Rugs are the best of form and function.
As grounding elements, rugs can often set the tone of a room while also serving an important role throughout the home. Whether looking for a soft place to land, protecting wood floors, or covering ugly ones (we’ve all been there), there’s no doubt that the right rug can complete a space.
While replacing all of the rugs in your home at once may not be in the cards, addressing those in the most visible, high-traffic areas is a great place to start. For insights on how to make a choice you will love, we called in expert help from Brittany Sydnor, Lynchburg-based owner of BeFound Collective (befoundcollective.com), an online shop of vintage, hand-woven rugs sourced from all over the world.
Before identifying your rug style, it’s important to understand your personal design style. For help with that, Pinterest is a great resource.
“Search by room names and focus less on the rug and more on the overall space. What is it about those rooms that resonate with you? From there, pick it apart and determine the rug style that best supports the space you’re trying to create. You might be surprised to discover that the style of rug you’re attracted to doesn’t align with the aesthetic you’re trying to create. Once you determine the style you love, I recommend sticking with wool or other natural fibers as they tend to wear better over time and are easier to maintain,” Sydnor said.
Let’s be real, many of us are influenced by what we see on social media these days. And in the Instagram world in particular, rugs are having a full-blown moment. So what are the trends emerging as a result?

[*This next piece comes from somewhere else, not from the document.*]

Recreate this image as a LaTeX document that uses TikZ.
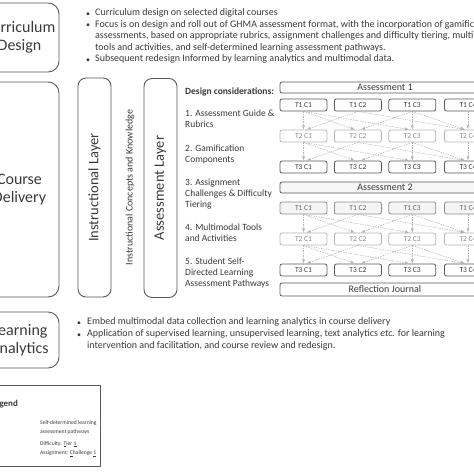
\documentclass[tikz,border=0pt]{standalone}
\usepackage{fontspec}
\setmainfont{Carlito}
\usepackage{tikz}
\usetikzlibrary{positioning, arrows}

\definecolor{boxgray}{HTML}{595959}
\definecolor{txtgray}{HTML}{3A3A3A}
\definecolor{lightline}{HTML}{B4B4B4}
\definecolor{midline}{HTML}{8C8C8C}

\tikzset{
  phase/.style={draw=boxgray, line width=0.9pt, rounded corners=11pt, minimum width=79, align=center, font=\fontsize{16}{18}\selectfont, text=txtgray},
  layer/.style={draw=boxgray, line width=0.9pt, rounded corners=8pt, rotate=90, minimum width=219, minimum height=33, font=\fontsize{14.5}{16}\selectfont, text=txtgray},
  bullets/.style={anchor=north west, inner sep=0pt, align=left, font=\fontsize{10}{11.5}\selectfont, text=txtgray},
  bulletdot/.style={anchor=north west, inner sep=0pt, text height=7.3pt, font=\fontsize{8}{11.5}\selectfont, text=txtgray},
  consid/.style={anchor=north west, inner sep=0pt, align=left, font=\fontsize{9.5}{11}\selectfont, text=txtgray},
  bar/.style={draw=boxgray, line width=0.8pt, rounded corners=2pt, minimum width=210, minimum height=11, inner sep=0pt, font=\fontsize{10}{11}\selectfont, text=txtgray},
  tbox/.style={rounded corners=2pt, minimum width=47, minimum height=12, inner sep=0pt, font=\fontsize{7.5}{8}\selectfont, line width=0.8pt},
  tdark/.style={draw=boxgray, text=txtgray},
  tmid/.style={draw=midline, fill=gray!8, text=txtgray!80},
  tlight/.style={draw=lightline, text=midline},
  pathway/.style={draw=lightline, dash pattern=on 1.5pt off 1pt, line width=0.5pt, -latex},
  legtext/.style={anchor=north west, inner sep=0pt, align=left, font=\fontsize{5.6}{9.5}\selectfont, text=txtgray},
}

\begin{document}
\begin{tikzpicture}[x=1pt, y=-1pt]
\useasboundingbox (0,0) rectangle (474,474);
\clip (0,0) rectangle (474,474);

% phases on the left
\node[phase, minimum height=69] (design) at (19.5,37.5) {Curriculum\\Design};
\node[phase, minimum height=215] (delivery) at (19.5,189.5) {Course\\Delivery};
\node[phase, minimum height=56] (analytics) at (19.5,340) {Learning\\Analytics};

% notes beside the phases
\node[bulletdot] (bd1) at (86,8.7) {\textbullet};
\node[bullets] (note1) at (95,8.7) {Curriculum design on selected digital courses};
\node[bulletdot] (bd2) at (86,20.2) {\textbullet};
\node[bullets] (note2) at (95,20.2) {Focus is on design and roll out of GHMA assessment format, with the incorporation of gamification\\
assessments, based on appropriate rubrics, assignment challenges and difficulty tiering, multimodal\\
tools and activities, and self-determined learning assessment pathways.};
\node[bulletdot] (bd3) at (86,54.7) {\textbullet};
\node[bullets] (note3) at (95,54.7) {Subsequent redesign Informed by learning analytics and multimodal data.};

\node[bulletdot] (bd4) at (77,317.7) {\textbullet};
\node[bullets] (note4) at (87,317.7) {Embed multimodal data collection and learning analytics in course delivery};
\node[bulletdot] (bd5) at (77,329.7) {\textbullet};
\node[bullets] (note5) at (87,329.7) {Application of supervised learning, unsupervised learning, text analytics \textit{etc.} for learning\\
intervention and facilitation, and course review and redesign.};

% layers
\node[layer] (instr) at (94.5,187.5) {Instructional Layer};
\node[rotate=90, font=\fontsize{10}{12}\selectfont, text=txtgray] (concepts) at (130,187.5) {Instructional Concepts and Knowledge};
\node[layer] (assess) at (160.5,188) {Assessment Layer};

% design considerations
\node[consid] (dc0) at (185,87.3) {\textbf{Design considerations:}};
\node[consid] (dc1) at (185,109.3) {1. Assessment Guide \&\\Rubrics};
\node[consid] (dc2) at (185,144.3) {2. Gamification\\Components};
\node[consid] (dc3) at (185,178.3) {3. Assignment\\Challenges \& Difficulty\\Tiering};
\node[consid] (dc4) at (185,223.3) {4. Multimodal Tools\\and Activities};
\node[consid] (dc5) at (185,257.3) {5. Student Self-\\Directed Learning\\Assessment Pathways};

% assessments, tiers and challenges
\node[bar] (assess1) at (385,87.5) {Assessment 1};
\node[bar, fill=gray!6] (assess2) at (385,187.5) {Assessment 2};
\node[bar, minimum height=13] (journal) at (385,289.5) {Reflection Journal};

\foreach \sn/\y/\ra/\rb/\rc in {1/105/tdark/tlight/tdark, 2/208/tmid/tlight/tdark}
  \foreach \col/\x in {1/303.5,2/357.9,3/412.3,4/468} {
    \node[tbox,\ra] (t\sn1\col) at (\x,\y) {T1 C\col};
    \node[tbox,\rb] (t\sn2\col) at (\x,{\y+31}) {T2 C\col};
    \node[tbox,\rc] (t\sn3\col) at (\x,{\y+62}) {T3 C\col};
  }

% self-determined pathways
\foreach \sn in {1,2}
  \foreach \a/\b in {1/2,2/3}
    \foreach \i/\j in {1/1,1/2,1/3,2/1,2/4,3/2,3/3,3/4,4/4} {
      \pgfmathsetmacro\off{-3*sign(\j-\i)}
      \draw[pathway] (t\sn\a\i.south) -- ([xshift=\off pt]t\sn\b\j.north);
    }

% legend
\node[draw=boxgray, line width=0.8pt, minimum width=160, minimum height=81] (legend) at (20,425.5) {};
\node[anchor=base west, inner sep=0pt, font=\bfseries\fontsize{9}{10}\selectfont, text=txtgray] (legtitle) at (-9,406) {Legend};
\node[legtext] (leg1) at (40,420) {Self-determined learning\\assessment pathways};
\node[legtext] (leg2) at (40,441) {Difficulty: \underline{T}ier \underline{1}\\Assignment: \underline{C}hallenge \underline{1}};

\end{tikzpicture}
\end{document}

“Vintage and antique Persian and Turkish rugs have always been a timeless choice for the most discerning rug buyers, but in the last several years, a younger audience has emerged and we’re seeing design influencers placing antique Persian rugs in some of the most unexpected spaces,” Sydnor said. “It’s a testament to their versatility and longevity in design.”
Size It Right
Once you set on a style, rug sizing can be the next difficult challenge and with good reason—Sydnor said it’s hands down the most important consideration when selecting a rug.
“In living spaces, aim to have all of your furniture legs resting on the rug or at the very least, the front legs of each piece,” she advised. “For large areas, like living rooms and open concept spaces, we love to use natural fiber rugs (sisal, seagrass, etc.) as a neutral base layered with smaller rugs on top. They can be purchased online in custom sizes (search “custom natural fiber rug”) and are comparatively cost-effective. This approach allows for flexibility with your topper rug and creates layers of texture.
For odd-shaped rooms, custom rugs are certainly an option and most carpet stores can take a broadloom carpet (typically thought of as wall-to-wall) and create an area rug, tailored to your space.
It’s also worth noting that many hand-woven rugs, particularly old Persian and Turkish pieces, are sized outside of modern standards (4’x6′, 5’x8′, etc.).
We recently helped a client place a 7’x16′ antique Persian Bidjar gallery runner in a long, narrow home library. We would have never found this size outside of looking for vintage or going custom.”
Making a Beautiful Investment
As any homeowner can attest, rugs don’t often come cheap. However, for something you walk over all day, the price is often worth the investment. Sydnor said she has a “buy what you love and you’ll always make room for it” mantra that extends to rugs, particularly vintage and antique pieces.
“Because no two are the same, if you love it, snag it. There will never be another just like it. That said, it’s important to balance love with space realities. Collecting smaller rugs is a solid approach because even if you aren’t in your forever home, they can easily transition from dwelling to dwelling.
For instance, something in the 3’x5′ range will work as a doormat, at the side of a bed, in front of a kitchen sink, and so on.”
Keep It Clean
For basic cleaning and care, Sydnor said, first start by using the floor setting on your vacuum and avoiding the fringe, which is one of the most vulnerable areas of a hand-woven rug. On occasion, take your rugs outside for a sun bath–the UV rays act as a natural disinfectant and will help kill off odors and bacteria.
“We recommend professional cleaning as needed and at least once every year or two, depending on the amount of traffic your rug receives,” she said. “It’s also important to keep the perimeter of the rug (fringe and binding) secure so that you don’t lose any of that precious weave. Lastly, do not—I repeat, do not—tape your antique rugs to the floor. The residue from the tape will be nearly impossible to remove later and impacts the stability of the foundation. We recommend thin, felt wool pads under all rugs.”